Science has always been a culture of freely sharing results. And the journals were important in disseminating those results. But now the journals are seen as more of a problem, particularly when you run into a pay wall when trying to access a report. The internet has changed everything with respect to publishing, and many of the journals have failed to adapt.
For the science journalists, it's a related problem. The traditional newspapers are failing, because the internet has changed everything with respect to publishing.
The arsenic-eaters is only the most recent example of how science blogs have helped me. I know some biology but not enough for red flags to have popped up just on reading the news articles about it. And I've had much the same experience with economics news and blogs.
I would not say Nature News bought into the hype, it did make the point that it has not been shown that Arsenic is directly incorporated into the DNA of the bacteria. Of course, it did not offer as detailed a critique as, say, Rosie Redfield's, but it was skeptical; after all, it is a News article
Vineeth says,
I would not say Nature News bought into the hype, ...
I disagree. The whole sorry affair shows us that if you call a major news conference to promote your work you will get coverage in the popular press and even in respectable science journals, irrespective of whether the science is good or bad.
In order to retain some of it's rapidly declining respectability, Nature should have done one of two things: (a) ignore the paper, (b) do some serious investigative reporting to uncover the truth.
An interesting touch is that the original authors, having gone the press conference route to hype the paper's publication, now say
"We cannot indiscriminately wade into a media forum for debate at this time," declared senior author Ronald Oremland of the U.S. Geological Survey.
Larry,
Blogs serve many very important functions.
One is that serious researchers and other academics such as yourself can use the blog mode of communication to keep critical non-trivial concepts relevant to their professional concerns in the public eye. You, for instance, always keep a place at the evolutionary theory table for random genetic drift while a great many other evolutionary theorists seem to ignore it completely. Personally, I'd like to see a treatment of the subject that parallels Richard Dawkins' "The Selfish Gene." I think it is both highly important and highly misunderstood.
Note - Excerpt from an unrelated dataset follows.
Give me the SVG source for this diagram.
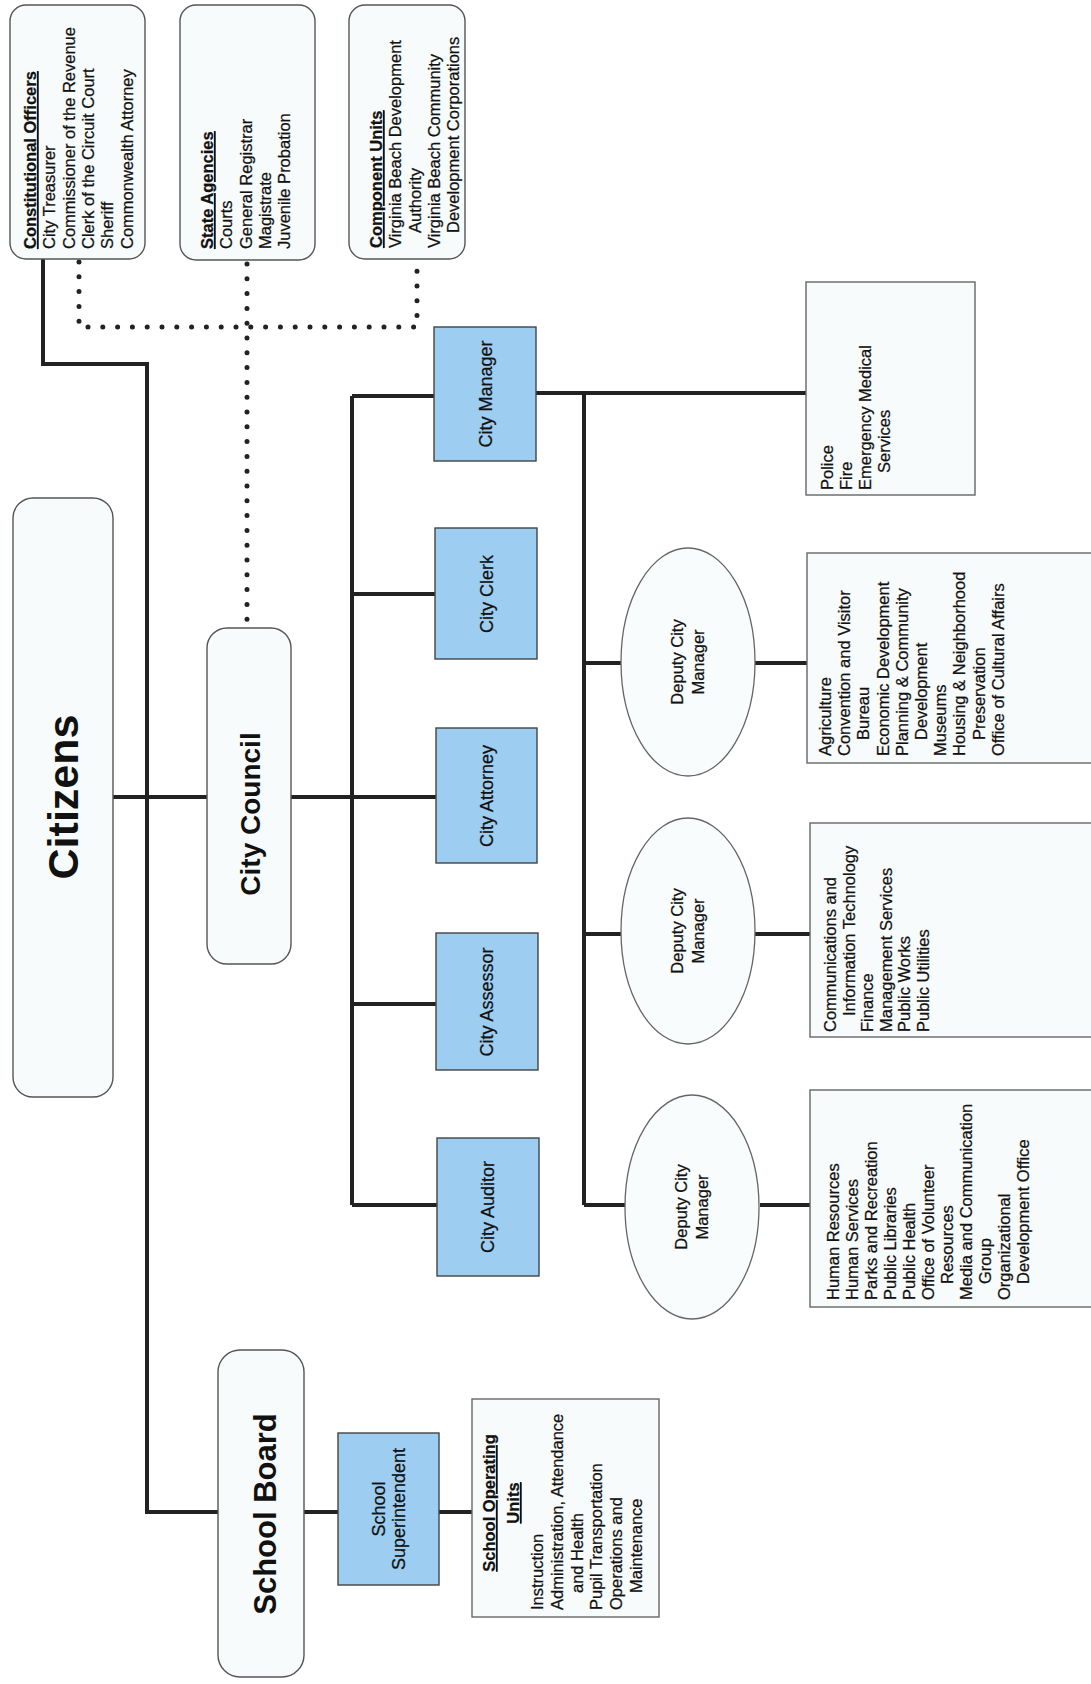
<svg xmlns="http://www.w3.org/2000/svg" width="1091" height="1684" viewBox="0 0 1091 1684">
<style>
.bg{fill:#ffffff}
.rbox{fill:#f7fbfb;stroke:#555;stroke-width:1.4}
.blue{fill:#9dcdf0;stroke:#444;stroke-width:1.4}
.sq{fill:#f8fbfb;stroke:#666;stroke-width:1.4}
.ell{fill:#f9fcfc;stroke:#666;stroke-width:1.3}
.t{font-family:"Liberation Sans",Arial,sans-serif;font-size:16.5px;fill:#111;stroke:#111;stroke-width:0.25}
.lbl{font-size:18px}
.big{font-family:"Liberation Sans",Arial,sans-serif;font-weight:bold;fill:#111}
.h{font-weight:bold;text-decoration:underline}
.ln{fill:none;stroke:#222;stroke-width:4;stroke-linecap:butt;stroke-linejoin:miter}
.dot{fill:none;stroke:#222;stroke-width:5;stroke-linecap:round;stroke-dasharray:0 14.8}
</style>
<rect class="bg" x="0" y="0" width="1091" height="1684"/>

<g id="connectors">
<path class="ln" d="M43,259 V364 H147 V1512 H218"/>
<path class="ln" d="M113,797 H207"/>
<path class="ln" d="M291,797 H436"/>
<path class="ln" d="M352,396 V1205"/>
<path class="ln" d="M352,396 H434"/>
<path class="ln" d="M352,594 H435"/>
<path class="ln" d="M352,1004 H436"/>
<path class="ln" d="M352,1205 H437"/>
<path class="ln" d="M536,393 H806"/>
<path class="ln" d="M584,393 V1205"/>
<path class="ln" d="M584,663 H621"/>
<path class="ln" d="M755,663 H807"/>
<path class="ln" d="M584,934 H621"/>
<path class="ln" d="M755,934 H810"/>
<path class="ln" d="M584,1205 H625"/>
<path class="ln" d="M760,1205 H810"/>
<path class="ln" d="M304,1512 H338"/>
<path class="ln" d="M439,1512 H472"/>
<path class="dot" d="M79,262 V327 H417 V262"/>
<path class="dot" d="M247,264 V628"/>
</g>

<g id="constitutional-officers">
<rect class="rbox" x="10" y="5" width="135" height="254" rx="16"/>
<text class="t" font-size="17" transform="translate(36,249) rotate(-90)"><tspan x="0" y="0" class="h">Constitutional Officers</tspan><tspan x="0" y="19.3">City Treasurer</tspan><tspan x="0" y="38.6">Commissioner of the Revenue</tspan><tspan x="0" y="57.9">Clerk of the Circuit Court</tspan><tspan x="0" y="77.2">Sheriff</tspan><tspan x="0" y="96.5">Commonwealth Attorney</tspan></text>
</g>

<g id="state-agencies">
<rect class="rbox" x="180" y="5" width="135" height="255" rx="16"/>
<text class="t" transform="translate(213,249) rotate(-90)"><tspan x="0" y="0" class="h">State Agencies</tspan><tspan x="0" y="19.3">Courts</tspan><tspan x="0" y="38.6">General Registrar</tspan><tspan x="0" y="57.9">Magistrate</tspan><tspan x="0" y="77.2">Juvenile Probation</tspan></text>
</g>

<g id="component-units">
<rect class="rbox" x="349" y="5" width="116" height="254" rx="16"/>
<text class="t" font-size="16" transform="translate(382,248) rotate(-90)"><tspan x="0" y="0" class="h">Component Units</tspan><tspan x="0" y="19.3">Virginia Beach Development</tspan><tspan x="15" y="38.6">Authority</tspan><tspan x="0" y="57.9">Virginia Beach Community</tspan><tspan x="15" y="77.2">Development Corporations</tspan></text>
</g>

<g id="citizens">
<rect class="rbox" x="13" y="498" width="100" height="599" rx="20"/>
<text class="big" font-size="43" text-anchor="middle" transform="translate(78,797) rotate(-90)">Citizens</text>
</g>

<g id="city-council">
<rect class="rbox" x="207" y="628" width="84" height="336" rx="20"/>
<text class="big" font-size="28" text-anchor="middle" transform="translate(260,814) rotate(-90)">City Council</text>
</g>

<g id="school-board">
<rect class="rbox" x="218" y="1350" width="86" height="327" rx="22"/>
<text class="big" font-size="31" text-anchor="middle" transform="translate(276,1514) rotate(-90)">School Board</text>
</g>

<g id="city-manager">
<rect class="blue" x="434" y="327" width="102" height="134"/>
<text class="t lbl" text-anchor="middle" transform="translate(492,394) rotate(-90)">City Manager</text>
</g>
<g id="city-clerk">
<rect class="blue" x="435" y="528" width="102" height="131"/>
<text class="t lbl" text-anchor="middle" transform="translate(493,594) rotate(-90)">City Clerk</text>
</g>
<g id="city-attorney">
<rect class="blue" x="436" y="728" width="101" height="135"/>
<text class="t lbl" text-anchor="middle" transform="translate(493,796) rotate(-90)">City Attorney</text>
</g>
<g id="city-assessor">
<rect class="blue" x="436" y="933" width="102" height="137"/>
<text class="t lbl" text-anchor="middle" transform="translate(493,1002) rotate(-90)">City Assessor</text>
</g>
<g id="city-auditor">
<rect class="blue" x="437" y="1138" width="102" height="138"/>
<text class="t lbl" text-anchor="middle" transform="translate(494,1207) rotate(-90)">City Auditor</text>
</g>

<g id="school-superintendent">
<rect class="blue" x="338" y="1433" width="101" height="152"/>
<text class="t lbl" text-anchor="middle" transform="translate(388,1509) rotate(-90)"><tspan x="0" y="-3">School</tspan><tspan x="0" y="17">Superintendent</tspan></text>
</g>

<g id="school-operating-units">
<rect class="sq" x="472" y="1399" width="187" height="218"/>
<text class="t h" font-size="16" text-anchor="middle" transform="translate(495,1503) rotate(-90)"><tspan x="0" y="0">School Operating</tspan><tspan x="0" y="24">Units</tspan></text>
<text class="t" font-size="15.5" transform="translate(543,1610) rotate(-90)"><tspan x="0" y="0">Instruction</tspan><tspan x="0" y="19.8">Administration, Attendance</tspan><tspan x="17" y="39.6">and Health</tspan><tspan x="0" y="59.4">Pupil Transportation</tspan><tspan x="0" y="79.2">Operations and</tspan><tspan x="17" y="99">Maintenance</tspan></text>
</g>

<g id="public-safety">
<rect class="sq" x="806" y="282" width="169" height="213"/>
<text class="t" transform="translate(833,490) rotate(-90)"><tspan x="0" y="0">Police</tspan><tspan x="0" y="19">Fire</tspan><tspan x="0" y="38">Emergency Medical</tspan><tspan x="17" y="57">Services</tspan></text>
</g>

<g id="deputy-city-manager-1">
<ellipse class="ell" cx="688" cy="662" rx="67" ry="114"/>
<text class="t" font-size="17.5" text-anchor="middle" transform="translate(688,662) rotate(-90)"><tspan x="0" y="-5">Deputy City</tspan><tspan x="0" y="16">Manager</tspan></text>
</g>
<g id="departments-1">
<rect class="sq" x="807" y="553" width="290" height="210"/>
<text class="t" transform="translate(831,756) rotate(-90)"><tspan x="0" y="0">Agriculture</tspan><tspan x="0" y="19.2">Convention and Visitor</tspan><tspan x="16" y="38.4">Bureau</tspan><tspan x="0" y="57.6">Economic Development</tspan><tspan x="0" y="76.8">Planning &amp; Community</tspan><tspan x="16" y="96">Development</tspan><tspan x="0" y="115.2">Museums</tspan><tspan x="0" y="134.4">Housing &amp; Neighborhood</tspan><tspan x="16" y="153.6">Preservation</tspan><tspan x="0" y="172.8">Office of Cultural Affairs</tspan></text>
</g>

<g id="deputy-city-manager-2">
<ellipse class="ell" cx="688" cy="931" rx="67" ry="113"/>
<text class="t" font-size="17.5" text-anchor="middle" transform="translate(688,931) rotate(-90)"><tspan x="0" y="-5">Deputy City</tspan><tspan x="0" y="16">Manager</tspan></text>
</g>
<g id="departments-2">
<rect class="sq" x="810" y="823" width="290" height="214"/>
<text class="t" transform="translate(836,1032) rotate(-90)"><tspan x="0" y="0">Communications and</tspan><tspan x="16" y="18.6">Information Technology</tspan><tspan x="0" y="37.2">Finance</tspan><tspan x="0" y="55.8">Management Services</tspan><tspan x="0" y="74.4">Public Works</tspan><tspan x="0" y="93">Public Utilities</tspan></text>
</g>

<g id="deputy-city-manager-3">
<ellipse class="ell" cx="692" cy="1207" rx="67" ry="112"/>
<text class="t" font-size="17.5" text-anchor="middle" transform="translate(692,1207) rotate(-90)"><tspan x="0" y="-5">Deputy City</tspan><tspan x="0" y="16">Manager</tspan></text>
</g>
<g id="departments-3">
<rect class="sq" x="810" y="1090" width="290" height="217"/>
<text class="t" transform="translate(839,1300) rotate(-90)"><tspan x="0" y="0">Human Resources</tspan><tspan x="0" y="19">Human Services</tspan><tspan x="0" y="38">Parks and Recreation</tspan><tspan x="0" y="57">Public Libraries</tspan><tspan x="0" y="76">Public Health</tspan><tspan x="0" y="95">Office of Volunteer</tspan><tspan x="16" y="114">Resources</tspan><tspan x="0" y="133">Media and Communication</tspan><tspan x="16" y="152">Group</tspan><tspan x="0" y="171">Organizational</tspan><tspan x="16" y="190">Development Office</tspan></text>
</g>
</svg>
A second important role played by blogs is that of being naive and unafraid to ask the "stupid" question. Professionals are often remiss at asking the outlier questions in professional fora that might leave them perceived as having misunderstood something. The blog allows a more casual means for the professional to explore areas they would not put in papers for peer reviewed publication including the "stupid" question, while they also allow an amateur to float a relevant question and give it sufficient hang time that it can be picked up by someone knowledgeable in a position to address it.
That's a big change. The journals should be worried and so should science writers.
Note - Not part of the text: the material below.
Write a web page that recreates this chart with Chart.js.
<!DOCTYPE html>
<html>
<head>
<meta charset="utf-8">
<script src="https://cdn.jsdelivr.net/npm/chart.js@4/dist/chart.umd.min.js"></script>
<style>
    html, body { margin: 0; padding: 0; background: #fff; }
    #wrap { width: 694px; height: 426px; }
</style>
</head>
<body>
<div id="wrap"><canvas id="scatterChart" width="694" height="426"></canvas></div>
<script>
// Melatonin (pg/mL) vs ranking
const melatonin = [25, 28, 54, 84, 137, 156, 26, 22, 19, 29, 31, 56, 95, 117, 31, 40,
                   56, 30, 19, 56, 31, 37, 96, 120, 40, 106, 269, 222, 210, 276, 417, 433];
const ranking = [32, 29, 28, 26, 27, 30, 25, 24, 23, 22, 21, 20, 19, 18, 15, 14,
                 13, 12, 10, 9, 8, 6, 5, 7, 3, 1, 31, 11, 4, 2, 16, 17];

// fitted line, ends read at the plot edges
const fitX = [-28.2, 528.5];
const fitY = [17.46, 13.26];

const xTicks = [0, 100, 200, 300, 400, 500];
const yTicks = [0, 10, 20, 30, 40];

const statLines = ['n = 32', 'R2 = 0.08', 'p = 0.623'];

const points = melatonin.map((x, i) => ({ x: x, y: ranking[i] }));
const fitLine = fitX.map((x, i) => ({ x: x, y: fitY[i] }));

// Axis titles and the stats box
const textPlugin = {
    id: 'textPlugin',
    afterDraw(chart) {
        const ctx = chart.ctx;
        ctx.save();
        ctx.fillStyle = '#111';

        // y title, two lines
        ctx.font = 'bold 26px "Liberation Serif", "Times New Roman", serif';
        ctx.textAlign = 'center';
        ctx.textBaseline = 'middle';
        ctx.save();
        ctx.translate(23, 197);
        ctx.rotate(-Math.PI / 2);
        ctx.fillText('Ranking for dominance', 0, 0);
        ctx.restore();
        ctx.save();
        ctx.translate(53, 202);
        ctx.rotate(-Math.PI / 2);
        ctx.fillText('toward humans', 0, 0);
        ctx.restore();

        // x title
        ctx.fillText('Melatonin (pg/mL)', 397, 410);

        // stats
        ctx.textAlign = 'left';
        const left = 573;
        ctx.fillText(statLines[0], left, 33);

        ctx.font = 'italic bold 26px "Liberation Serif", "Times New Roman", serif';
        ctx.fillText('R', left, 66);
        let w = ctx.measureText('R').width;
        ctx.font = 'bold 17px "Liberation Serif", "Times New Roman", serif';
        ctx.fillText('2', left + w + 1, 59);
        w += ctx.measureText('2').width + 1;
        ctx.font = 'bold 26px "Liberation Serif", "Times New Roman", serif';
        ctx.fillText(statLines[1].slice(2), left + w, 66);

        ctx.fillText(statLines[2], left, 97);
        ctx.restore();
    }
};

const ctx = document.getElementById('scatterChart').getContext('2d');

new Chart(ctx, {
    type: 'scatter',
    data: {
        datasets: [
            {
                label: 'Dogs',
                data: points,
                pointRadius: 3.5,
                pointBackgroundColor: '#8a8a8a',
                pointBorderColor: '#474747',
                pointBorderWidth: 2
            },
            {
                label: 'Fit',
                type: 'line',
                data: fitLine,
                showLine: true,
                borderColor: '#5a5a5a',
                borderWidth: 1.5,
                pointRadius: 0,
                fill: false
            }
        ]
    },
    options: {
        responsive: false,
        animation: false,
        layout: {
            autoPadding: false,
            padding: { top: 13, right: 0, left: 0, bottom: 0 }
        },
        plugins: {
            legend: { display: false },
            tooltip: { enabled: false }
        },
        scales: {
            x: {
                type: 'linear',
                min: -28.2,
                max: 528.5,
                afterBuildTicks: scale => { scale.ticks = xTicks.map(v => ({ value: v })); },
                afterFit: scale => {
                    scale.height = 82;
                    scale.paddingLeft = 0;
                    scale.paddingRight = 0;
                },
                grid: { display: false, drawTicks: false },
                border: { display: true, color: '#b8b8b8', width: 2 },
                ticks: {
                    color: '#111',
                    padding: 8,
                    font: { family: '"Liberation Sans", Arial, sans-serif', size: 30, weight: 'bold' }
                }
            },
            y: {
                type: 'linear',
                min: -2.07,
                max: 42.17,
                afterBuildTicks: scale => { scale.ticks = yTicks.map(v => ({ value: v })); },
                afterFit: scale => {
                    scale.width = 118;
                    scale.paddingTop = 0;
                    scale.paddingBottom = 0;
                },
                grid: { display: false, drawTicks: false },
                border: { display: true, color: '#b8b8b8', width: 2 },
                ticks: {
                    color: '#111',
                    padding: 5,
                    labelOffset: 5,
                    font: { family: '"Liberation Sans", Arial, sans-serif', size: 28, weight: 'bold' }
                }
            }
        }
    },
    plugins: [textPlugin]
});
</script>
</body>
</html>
Yes, for sure. I am very much looking forward to the future where traditional journals and pre-publication peer review are obsolete. Already there is a decent amount of original research self-published by all kinds of people on Internet - and some of it is of much higher quality than the average peer reviewed stuff.
OT but highly amusing:
http://care.diabetesjournals.org/content/17/2/152.abstract
Nature should have done one of two things: (a) ignore the paper, (b) do some serious investigative reporting to uncover the truth.
LOL. Next you will demand that Nature editors actually read and understand the papers they publish. What are you, a revolutionary of some sort?
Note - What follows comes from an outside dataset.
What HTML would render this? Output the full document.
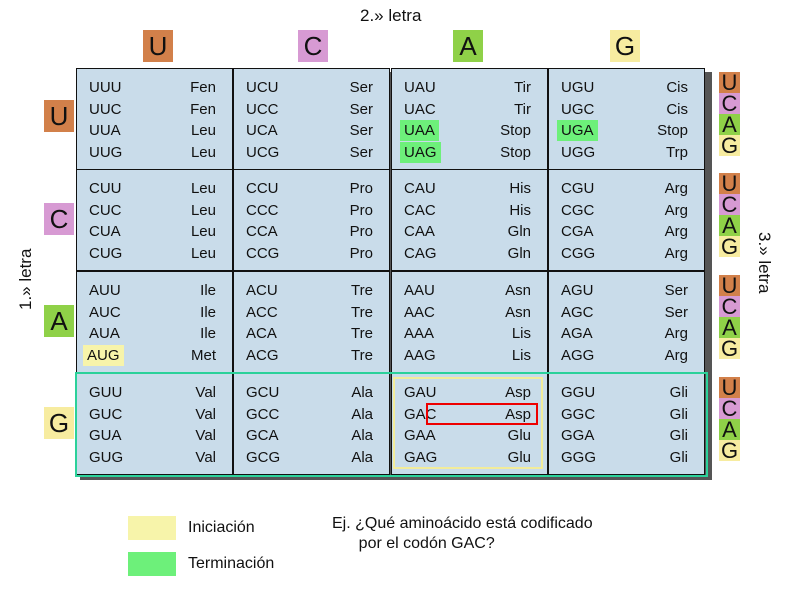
<!DOCTYPE html>
<html><head><meta charset="utf-8"><style>
body{margin:0;width:800px;height:603px;background:#fff;position:relative;overflow:hidden;font-family:"Liberation Sans",sans-serif;color:#111}
.abs{position:absolute;white-space:nowrap}
.lb{position:absolute;width:30px;height:32px;font-size:26px;line-height:32px;text-align:center}
.o{background:#d2804a}.p{background:#d79ad3}.g{background:#8fd148}.y{background:#f7eca0}
.cell{position:absolute;width:157px;height:102px;box-sizing:border-box;border:1px solid #111;background:#c9dcea}
.ln{position:absolute;left:12px;font-size:15px;height:21px;line-height:21px}
.aa{position:absolute;right:16px;font-size:15px;height:21px;line-height:21px}
.rs{position:absolute;left:719px;width:21px;font-size:22px;line-height:21px;text-align:center}
.rs div{height:21px}
</style></head><body>
<div class="abs" style="left:360px;top:6px;font-size:17px">2.» letra</div>
<div class="abs" style="left:16px;font-size:17px;transform:rotate(-90deg);transform-origin:left top;top:310px">1.» letra</div>
<div class="abs" style="left:774px;top:232px;font-size:17px;transform:rotate(90deg);transform-origin:left top">3.» letra</div>
<div class="abs" style="left:80px;top:72px;width:632px;height:408px;background:#555"></div>
<div id="grid"></div>
<div class="abs" style="left:75px;top:372px;width:629px;height:101px;border:2px solid #2bd19a"></div>
<div class="abs" style="left:393px;top:377px;width:150px;height:92px;border:2px solid #f2ec9a;box-sizing:border-box"></div>
<div class="abs" style="left:426px;top:403px;width:112px;height:22px;border:2px solid #e00;box-sizing:border-box"></div>
<div class="abs" style="left:128px;top:516px;width:48px;height:24px;background:#f7f4aa"></div>
<div class="abs" style="left:188px;top:519px;font-size:16px">Iniciación</div>
<div class="abs" style="left:128px;top:552px;width:48px;height:24px;background:#6df07a"></div>
<div class="abs" style="left:188px;top:555px;font-size:16px">Terminación</div>
<div class="abs" style="left:332px;top:514px;font-size:16px;line-height:20px">Ej. ¿Qué aminoácido está codificado<br>&nbsp;&nbsp;&nbsp;&nbsp;&nbsp;&nbsp;por el codón GAC?</div>
<script>
const bases=['U','C','A','G'];
const cls=['o','p','g','y'];
const aminos=[
['Fen','Fen','Leu','Leu','Ser','Ser','Ser','Ser','Tir','Tir','Stop','Stop','Cis','Cis','Stop','Trp'],
['Leu','Leu','Leu','Leu','Pro','Pro','Pro','Pro','His','His','Gln','Gln','Arg','Arg','Arg','Arg'],
['Ile','Ile','Ile','Met','Tre','Tre','Tre','Tre','Asn','Asn','Lis','Lis','Ser','Ser','Arg','Arg'],
['Val','Val','Val','Val','Ala','Ala','Ala','Ala','Asp','Asp','Glu','Glu','Gli','Gli','Gli','Gli']];
const colX=[76,233,391,548], rowY=[68,169,271,373];
const topX=[143,298,453,610], leftY=[100,203,305,407];
const body=document.body;
bases.forEach((b,i)=>{
 const t=document.createElement('div');t.className='lb '+cls[i];t.textContent=b;
 t.style.left=topX[i]+'px';t.style.top='30px';
 
 body.appendChild(t);
 const l=document.createElement('div');l.className='lb '+cls[i];l.textContent=b;
 l.style.left='44px';l.style.top=leftY[i]+'px';
 
 body.appendChild(l);
 const r=document.createElement('div');r.className='rs';r.style.top=(rowY[i]+4)+'px';
 
 
 bases.forEach((c,k)=>{const d=document.createElement('div');d.className=cls[k];d.textContent=c;r.appendChild(d);});
 body.appendChild(r);
});
for(let r=0;r<4;r++)for(let c=0;c<4;c++){
 const cell=document.createElement('div');cell.className='cell';
 cell.style.left=colX[c]+'px';cell.style.top=rowY[r]+'px';
 
 
 for(let k=0;k<4;k++){
  const codon=bases[r]+bases[c]+bases[k];const aa=aminos[r][c*4+k];
  const s=document.createElement('div');s.className='ln';s.textContent=codon;s.style.top=(8+k*21.5)+'px';
  if(aa==='Stop'){s.style.background='#6df07a';s.style.padding='0 4px';s.style.left='8px';}
  if(codon==='AUG'){s.style.background='#f7f4aa';s.style.padding='0 4px';s.style.left='6px';}
  
  cell.appendChild(s);
  const a=document.createElement('div');a.className='aa';a.textContent=aa;a.style.top=(8+k*21.5)+'px';
  
  cell.appendChild(a);
 }
 document.getElementById('grid').appendChild(cell);
}
</script>
</body></html>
Over the years I've come to appreciate that science blogs do at least one thing that's new—they provide instant commentary on science news and that helps to serve as authoritative fact-checking.
True, but there are downsides to the rise of science blogs. Take, for example, the Climate Audit blog. This provides commentary on climate research from a denialist perspective and has played a significant role in attacking and undermining climate science research. It's probably the most influential science blog out there.